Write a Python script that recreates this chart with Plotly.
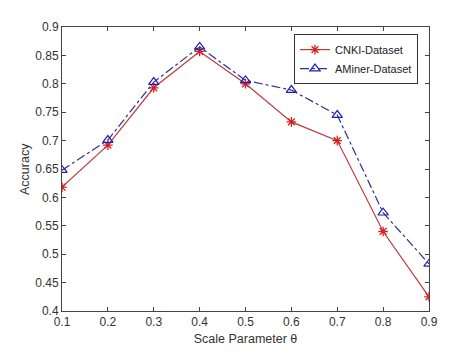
import plotly.graph_objects as go

theta = [0.1, 0.2, 0.3, 0.4, 0.5, 0.6, 0.7, 0.8, 0.9]
cnki = [0.618, 0.692, 0.793, 0.857, 0.800, 0.733, 0.700, 0.540, 0.425]
aminer = [0.648, 0.701, 0.803, 0.865, 0.806, 0.789, 0.745, 0.573, 0.483]

fig = go.Figure()
fig.add_trace(go.Scatter(
    x=theta, y=cnki, name="CNKI-Dataset", mode="lines+markers",
    line=dict(color="#c0393c", width=1.2),
    marker=dict(symbol="asterisk-open", size=8, color="#d62020", line=dict(color="#d62020", width=1.3)),
))
fig.add_trace(go.Scatter(
    x=theta, y=aminer, name="AMiner-Dataset", mode="lines+markers",
    line=dict(color="#2e2e9a", width=1.2, dash="dashdot"),
    marker=dict(symbol="triangle-up-open", size=9, color="#2020b0", line=dict(color="#2020b0", width=1.2)),
))

FONT = "Liberation Sans, Arial"
axis_common = dict(
    showline=True, linecolor="#444444", linewidth=1, mirror="ticks",
    ticks="inside", ticklen=4, tickcolor="#444444", showgrid=False, zeroline=False,
    tickfont=dict(family=FONT, size=12, color="#333333"),
)
fig.update_xaxes(range=[0.1, 0.9], tickvals=theta, ticktext=[f"{v:g}" for v in theta],
                 title=dict(text="Scale Parameter θ", font=dict(family=FONT, size=12.5, color="#333333"), standoff=5),
                 **axis_common)
yt = [0.4, 0.45, 0.5, 0.55, 0.6, 0.65, 0.7, 0.75, 0.8, 0.85, 0.9]
fig.update_yaxes(range=[0.4, 0.9], tickvals=yt, ticktext=[f"{v:g}" for v in yt],
                 **axis_common)
fig.add_annotation(text="Accuracy", textangle=-90, xref="paper", yref="paper",
                   x=0, y=0.5, xanchor="center", yanchor="middle", xshift=-37,
                   showarrow=False, font=dict(family=FONT, size=12.5, color="#333333"))
# page body has an 8px default margin, so the figure is 8px smaller and margins shifted
fig.update_layout(
    width=466, height=347,
    margin=dict(l=54, r=45, t=19, b=39),
    paper_bgcolor="white", plot_bgcolor="white",
    font=dict(family=FONT, color="#222222"),
    legend=dict(x=0.97, y=0.975, xanchor="right", yanchor="top",
                bordercolor="#333333", borderwidth=1, bgcolor="white",
                font=dict(size=11, color="#222222"), tracegroupgap=0,
                itemwidth=30),
    showlegend=True,
)
fig.write_html("out.html")
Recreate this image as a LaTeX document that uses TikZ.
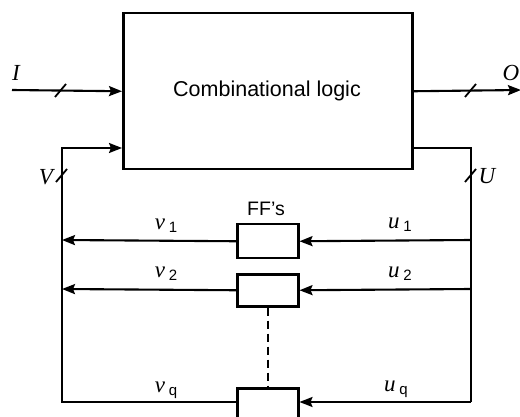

* AIM OF THE TASK *
Transcribe each entry precisely as given, leaving the pictures out.

* OUTPUT BELOW *
Write a Python script that recreates this chart with Plotly.
import plotly.graph_objects as go

theta = [0.1, 0.2, 0.3, 0.4, 0.5, 0.6, 0.7, 0.8, 0.9]
cnki = [0.618, 0.692, 0.793, 0.857, 0.800, 0.733, 0.700, 0.540, 0.425]
aminer = [0.648, 0.701, 0.803, 0.865, 0.806, 0.789, 0.745, 0.573, 0.483]

fig = go.Figure()
fig.add_trace(go.Scatter(
    x=theta, y=cnki, name="CNKI-Dataset", mode="lines+markers",
    line=dict(color="#c0393c", width=1.2),
    marker=dict(symbol="asterisk-open", size=8, color="#d62020", line=dict(color="#d62020", width=1.3)),
))
fig.add_trace(go.Scatter(
    x=theta, y=aminer, name="AMiner-Dataset", mode="lines+markers",
    line=dict(color="#2e2e9a", width=1.2, dash="dashdot"),
    marker=dict(symbol="triangle-up-open", size=9, color="#2020b0", line=dict(color="#2020b0", width=1.2)),
))

FONT = "Liberation Sans, Arial"
axis_common = dict(
    showline=True, linecolor="#444444", linewidth=1, mirror="ticks",
    ticks="inside", ticklen=4, tickcolor="#444444", showgrid=False, zeroline=False,
    tickfont=dict(family=FONT, size=12, color="#333333"),
)
fig.update_xaxes(range=[0.1, 0.9], tickvals=theta, ticktext=[f"{v:g}" for v in theta],
                 title=dict(text="Scale Parameter θ", font=dict(family=FONT, size=12.5, color="#333333"), standoff=5),
                 **axis_common)
yt = [0.4, 0.45, 0.5, 0.55, 0.6, 0.65, 0.7, 0.75, 0.8, 0.85, 0.9]
fig.update_yaxes(range=[0.4, 0.9], tickvals=yt, ticktext=[f"{v:g}" for v in yt],
                 **axis_common)
fig.add_annotation(text="Accuracy", textangle=-90, xref="paper", yref="paper",
                   x=0, y=0.5, xanchor="center", yanchor="middle", xshift=-37,
                   showarrow=False, font=dict(family=FONT, size=12.5, color="#333333"))
# page body has an 8px default margin, so the figure is 8px smaller and margins shifted
fig.update_layout(
    width=466, height=347,
    margin=dict(l=54, r=45, t=19, b=39),
    paper_bgcolor="white", plot_bgcolor="white",
    font=dict(family=FONT, color="#222222"),
    legend=dict(x=0.97, y=0.975, xanchor="right", yanchor="top",
                bordercolor="#333333", borderwidth=1, bgcolor="white",
                font=dict(size=11, color="#222222"), tracegroupgap=0,
                itemwidth=30),
    showlegend=True,
)
fig.write_html("out.html")
Recreate this image as a LaTeX document that uses TikZ.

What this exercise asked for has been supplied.